▸ **DESCRIPTION OF THE TASK**: The listing below begins with the first line you should copy; stop after the line containing "import plotly.graph_objects as go", and drop every picture.

▸ **RECORDED INFORMATION**:

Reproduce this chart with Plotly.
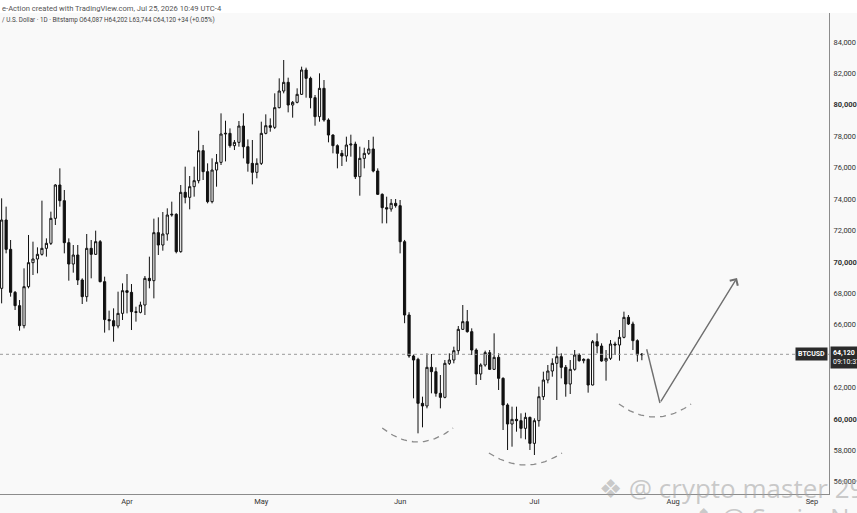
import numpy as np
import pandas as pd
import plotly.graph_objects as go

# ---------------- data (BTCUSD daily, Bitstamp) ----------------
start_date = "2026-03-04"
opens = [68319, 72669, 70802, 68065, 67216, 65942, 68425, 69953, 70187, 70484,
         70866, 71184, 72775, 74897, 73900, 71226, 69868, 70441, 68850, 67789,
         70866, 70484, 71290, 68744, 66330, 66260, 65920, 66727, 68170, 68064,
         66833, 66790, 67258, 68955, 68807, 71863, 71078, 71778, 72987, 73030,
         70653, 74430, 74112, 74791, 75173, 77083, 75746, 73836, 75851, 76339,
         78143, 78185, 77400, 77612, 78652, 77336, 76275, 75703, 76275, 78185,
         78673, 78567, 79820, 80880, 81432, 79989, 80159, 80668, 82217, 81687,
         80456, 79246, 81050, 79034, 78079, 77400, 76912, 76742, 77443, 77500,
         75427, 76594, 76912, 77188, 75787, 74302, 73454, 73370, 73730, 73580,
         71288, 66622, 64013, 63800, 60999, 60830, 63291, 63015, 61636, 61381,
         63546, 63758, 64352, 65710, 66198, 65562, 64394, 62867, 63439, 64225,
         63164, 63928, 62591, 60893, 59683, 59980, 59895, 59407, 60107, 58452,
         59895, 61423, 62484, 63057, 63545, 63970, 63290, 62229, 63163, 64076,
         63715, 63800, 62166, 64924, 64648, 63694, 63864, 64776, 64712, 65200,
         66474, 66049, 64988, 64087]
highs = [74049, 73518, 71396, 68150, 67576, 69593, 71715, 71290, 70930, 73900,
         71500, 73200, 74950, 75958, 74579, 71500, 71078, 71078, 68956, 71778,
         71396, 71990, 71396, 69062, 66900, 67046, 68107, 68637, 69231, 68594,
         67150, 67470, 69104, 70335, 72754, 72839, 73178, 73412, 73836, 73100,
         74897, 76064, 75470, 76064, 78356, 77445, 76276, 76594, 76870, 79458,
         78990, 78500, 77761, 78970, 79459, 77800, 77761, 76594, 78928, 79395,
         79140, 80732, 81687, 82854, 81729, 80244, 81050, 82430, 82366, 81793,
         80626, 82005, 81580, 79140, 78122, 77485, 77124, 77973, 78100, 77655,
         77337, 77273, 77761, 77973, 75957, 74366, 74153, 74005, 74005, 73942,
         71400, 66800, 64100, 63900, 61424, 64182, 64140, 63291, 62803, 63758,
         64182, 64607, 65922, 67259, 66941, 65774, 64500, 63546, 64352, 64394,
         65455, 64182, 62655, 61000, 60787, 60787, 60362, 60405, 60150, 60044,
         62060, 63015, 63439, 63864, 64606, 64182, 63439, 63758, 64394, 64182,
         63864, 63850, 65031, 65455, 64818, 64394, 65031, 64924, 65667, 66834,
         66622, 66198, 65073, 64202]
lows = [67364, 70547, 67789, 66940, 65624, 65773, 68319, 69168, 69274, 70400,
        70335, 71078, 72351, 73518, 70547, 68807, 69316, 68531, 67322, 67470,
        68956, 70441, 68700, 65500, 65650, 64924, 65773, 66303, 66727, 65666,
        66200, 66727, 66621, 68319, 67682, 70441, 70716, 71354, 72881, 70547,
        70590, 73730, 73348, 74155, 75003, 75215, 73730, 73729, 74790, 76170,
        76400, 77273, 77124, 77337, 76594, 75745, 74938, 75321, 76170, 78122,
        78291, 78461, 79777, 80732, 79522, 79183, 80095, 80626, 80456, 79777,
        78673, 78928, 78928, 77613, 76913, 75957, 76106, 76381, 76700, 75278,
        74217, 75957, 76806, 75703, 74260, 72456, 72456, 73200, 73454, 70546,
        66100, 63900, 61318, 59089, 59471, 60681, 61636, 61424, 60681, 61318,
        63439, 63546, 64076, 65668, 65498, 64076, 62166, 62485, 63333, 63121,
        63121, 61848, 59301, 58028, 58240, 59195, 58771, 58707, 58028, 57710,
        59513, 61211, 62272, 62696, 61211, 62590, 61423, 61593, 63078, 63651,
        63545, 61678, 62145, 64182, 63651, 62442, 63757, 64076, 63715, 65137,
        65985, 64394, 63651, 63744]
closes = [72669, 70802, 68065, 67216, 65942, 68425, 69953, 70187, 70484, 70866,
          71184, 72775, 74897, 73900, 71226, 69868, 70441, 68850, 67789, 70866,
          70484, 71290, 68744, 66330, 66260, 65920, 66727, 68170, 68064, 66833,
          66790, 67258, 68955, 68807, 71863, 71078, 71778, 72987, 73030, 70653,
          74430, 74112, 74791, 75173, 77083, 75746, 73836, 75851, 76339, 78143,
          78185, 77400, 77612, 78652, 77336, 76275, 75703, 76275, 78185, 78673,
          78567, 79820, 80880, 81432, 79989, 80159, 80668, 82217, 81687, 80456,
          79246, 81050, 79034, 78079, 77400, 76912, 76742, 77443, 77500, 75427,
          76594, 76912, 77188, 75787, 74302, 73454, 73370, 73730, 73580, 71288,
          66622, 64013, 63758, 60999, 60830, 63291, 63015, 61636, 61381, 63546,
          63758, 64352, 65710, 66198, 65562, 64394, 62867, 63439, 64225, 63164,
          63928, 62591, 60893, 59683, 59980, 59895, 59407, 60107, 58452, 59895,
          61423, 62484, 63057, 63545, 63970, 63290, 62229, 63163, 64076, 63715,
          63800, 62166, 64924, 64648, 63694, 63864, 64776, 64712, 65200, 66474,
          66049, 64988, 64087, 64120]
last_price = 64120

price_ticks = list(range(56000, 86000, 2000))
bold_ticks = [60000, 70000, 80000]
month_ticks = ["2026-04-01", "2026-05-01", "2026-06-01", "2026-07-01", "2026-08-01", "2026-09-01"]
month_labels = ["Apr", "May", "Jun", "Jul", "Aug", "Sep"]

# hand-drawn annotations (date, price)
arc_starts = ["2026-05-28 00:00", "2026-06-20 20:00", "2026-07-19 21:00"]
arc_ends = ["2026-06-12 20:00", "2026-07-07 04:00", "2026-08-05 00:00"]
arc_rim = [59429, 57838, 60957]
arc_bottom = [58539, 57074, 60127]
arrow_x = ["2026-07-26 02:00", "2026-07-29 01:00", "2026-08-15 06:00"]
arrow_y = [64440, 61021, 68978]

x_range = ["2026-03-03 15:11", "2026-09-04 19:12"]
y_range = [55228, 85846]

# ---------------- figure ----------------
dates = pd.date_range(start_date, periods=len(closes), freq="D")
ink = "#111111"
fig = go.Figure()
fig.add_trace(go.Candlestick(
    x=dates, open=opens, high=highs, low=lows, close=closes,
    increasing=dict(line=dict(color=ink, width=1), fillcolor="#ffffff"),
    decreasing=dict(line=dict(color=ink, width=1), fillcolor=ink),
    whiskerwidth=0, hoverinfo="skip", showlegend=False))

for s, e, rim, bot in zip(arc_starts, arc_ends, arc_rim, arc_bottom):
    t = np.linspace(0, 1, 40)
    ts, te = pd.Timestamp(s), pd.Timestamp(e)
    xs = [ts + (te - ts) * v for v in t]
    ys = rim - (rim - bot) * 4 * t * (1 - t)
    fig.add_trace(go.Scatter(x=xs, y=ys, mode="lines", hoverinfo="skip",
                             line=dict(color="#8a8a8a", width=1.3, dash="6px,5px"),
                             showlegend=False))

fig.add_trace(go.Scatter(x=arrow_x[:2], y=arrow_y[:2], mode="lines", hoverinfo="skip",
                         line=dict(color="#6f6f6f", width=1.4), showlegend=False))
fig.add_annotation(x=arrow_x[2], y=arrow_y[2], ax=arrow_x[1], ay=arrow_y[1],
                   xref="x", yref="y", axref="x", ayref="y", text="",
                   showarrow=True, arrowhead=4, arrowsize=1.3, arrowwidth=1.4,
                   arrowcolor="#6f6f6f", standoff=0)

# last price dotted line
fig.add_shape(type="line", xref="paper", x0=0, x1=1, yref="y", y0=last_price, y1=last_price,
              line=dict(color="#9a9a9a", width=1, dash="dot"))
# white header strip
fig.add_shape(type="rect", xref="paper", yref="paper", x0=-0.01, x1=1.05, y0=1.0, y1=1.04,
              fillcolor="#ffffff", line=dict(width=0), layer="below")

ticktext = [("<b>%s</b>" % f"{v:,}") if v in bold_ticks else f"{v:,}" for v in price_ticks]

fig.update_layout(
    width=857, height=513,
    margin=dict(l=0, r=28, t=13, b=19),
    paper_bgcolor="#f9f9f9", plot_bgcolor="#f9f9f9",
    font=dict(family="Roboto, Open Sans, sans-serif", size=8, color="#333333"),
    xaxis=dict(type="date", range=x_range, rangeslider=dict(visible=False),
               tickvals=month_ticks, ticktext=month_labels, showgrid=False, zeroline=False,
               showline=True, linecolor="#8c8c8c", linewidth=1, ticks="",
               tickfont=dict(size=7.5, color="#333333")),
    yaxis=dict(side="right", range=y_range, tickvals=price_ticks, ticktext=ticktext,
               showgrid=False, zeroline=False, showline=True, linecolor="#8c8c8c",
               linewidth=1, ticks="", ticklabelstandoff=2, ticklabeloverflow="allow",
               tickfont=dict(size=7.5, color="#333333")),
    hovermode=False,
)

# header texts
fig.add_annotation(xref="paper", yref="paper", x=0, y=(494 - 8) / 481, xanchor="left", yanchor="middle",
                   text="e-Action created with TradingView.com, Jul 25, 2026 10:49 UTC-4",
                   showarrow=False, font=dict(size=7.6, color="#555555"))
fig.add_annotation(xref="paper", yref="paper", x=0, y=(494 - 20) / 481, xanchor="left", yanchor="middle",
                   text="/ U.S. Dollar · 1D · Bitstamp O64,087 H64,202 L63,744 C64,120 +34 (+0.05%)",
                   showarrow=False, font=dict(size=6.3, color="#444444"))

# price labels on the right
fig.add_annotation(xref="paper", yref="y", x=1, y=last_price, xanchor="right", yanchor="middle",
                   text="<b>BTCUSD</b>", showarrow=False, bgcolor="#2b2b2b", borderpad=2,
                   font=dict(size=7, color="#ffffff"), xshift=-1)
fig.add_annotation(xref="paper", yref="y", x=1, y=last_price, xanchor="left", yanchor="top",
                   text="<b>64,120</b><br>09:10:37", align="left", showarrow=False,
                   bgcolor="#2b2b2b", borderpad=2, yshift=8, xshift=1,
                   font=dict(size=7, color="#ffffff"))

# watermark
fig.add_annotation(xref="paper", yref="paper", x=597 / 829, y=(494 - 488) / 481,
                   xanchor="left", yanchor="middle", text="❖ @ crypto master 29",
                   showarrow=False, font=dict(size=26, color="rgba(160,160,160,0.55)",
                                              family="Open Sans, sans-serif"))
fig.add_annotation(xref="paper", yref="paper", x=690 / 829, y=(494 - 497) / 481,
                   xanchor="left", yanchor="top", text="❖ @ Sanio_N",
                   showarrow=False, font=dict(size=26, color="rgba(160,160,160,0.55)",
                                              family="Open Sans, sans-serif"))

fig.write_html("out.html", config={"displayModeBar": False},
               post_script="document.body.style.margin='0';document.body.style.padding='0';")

▸ **COMPLETED EXERCISE**:
Reproduce this chart with Plotly.
import numpy as np
import pandas as pd
import plotly.graph_objects as go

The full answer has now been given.